I should go into details about how this is totally the way to do Oktoberfest. At the hotel it was no problem to get a room, it's a 10 minute walk to the train station, and it takes an hour to get to Munich. Now without any discounts, the ticket cost as much as the hotel room almost, but I suppose as I get closer to Munich, the hotel prices wll go up, and availability will go down, but the train fare will go down too. I'll find out tomorrow how it works to get a place closer to Munich. Last train to kaufburen will be at almost midnight, so to be sure I'd better get on that one. There's an earlier one too that may be a better idea.

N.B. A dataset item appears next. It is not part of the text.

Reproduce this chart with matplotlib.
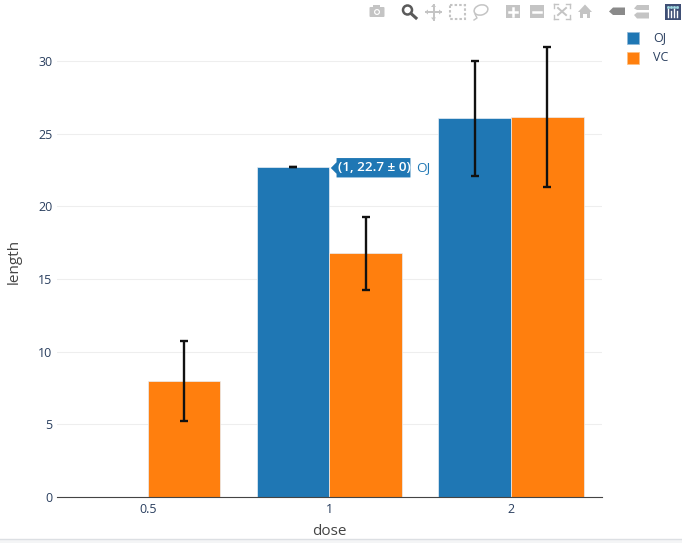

It was neat riding over some of the same countryside I had seen two years ago. Still some construction in Marktoberdorf that screwed me up, but it was cool to see the same landmarks and remember how clueless I was about Germany as a whole. I mean I still am clueless, but it's a lot more comfortable getting around since I figured out how to follow the signage a little better. I'm also getting a little better at understanding the language. At least the written word if not what people are saying. Speaking is another issue. I can't put together sentences yet to save my life. At least I don't have to ask people if they speak English. I have enough of an accent to make them start on their own right away.

Oh, and I had a self- taught lesson in laundry terms when I tried out the self-service waschesalon this morning. Didn't get started until around 1300 because of that adventure.

Who knows, I might have an oktoberfest update on the way back from Munich on the train. I've already been splashed with lagerbier suds by some German kids on the train, so it's bound to be quite an evening.

Toll Roads

Everything seemed to come together today. Every bit of good fortune served to reward all of that vertical lift that I didn't expect. I broke the 2000 ft and 3000 ft barriers for the first time today. The rewards were key directions at perfect times, and a last 10 km or so of pure downhill, most of which came after sunset. And the hotel more than makes up for last night. The amenities? How about a flat screen TV, hefeweizen vending machines, and my own toilet!

Things kept happening today like the vending machine giving me free beer, the hotel was at the very end of the 10K downhill beckoning me with the Bayern flag, two people gave me critical directions totally randomly, and one guy even told me where to turn left and then drove ahead and waited for me to get there and find it!

I made a conscious decision to go north first and not take the Fussen track. In Germany no one I ask seems to know how to ride long distances too far away from where they are. I'm guessing the bicycle routes evolved from people wanting to get to the next town and then the government organized them by region, making the network.

I would ask everyone how they would go to Munich. A common answer to that was, "why would I want to ride my bike to Munich?" The one vote for Fussen I had was from a cycling shop clerk who thought it would be cool to take the chairlift up and cycle town the other side of the mountain (there's one of these setups right on the eastern edge of the Bodensee). I thought to myself as I left, what happens at the next mountain?

So I've been thinking. But, since this post is getting long already you'll have to see me personally for my philosphical ramblings.

But I will mention that so far on my bike I have passed: Barbara Morgan's doppelganger, 40+ German Shepherds, a herd of miniature elks, a biergarten or two, about a million reflective plastic posts every 20 meters or so which are the future of automated driving, too many baby bike trailers to count, something named after everyone in DX with German heritage, a petting zoo, a pretzel stand in Switzerland, and a really friendly dog who wants the pizza I have wrapped in foil right now. And that's without looking at my camera for ideas.

Yes, the road is taking a toll on my brain, so to speak. I may stick around this place in the morning and do a half day or something.... make sure I have correct change for the next toll road. Ja.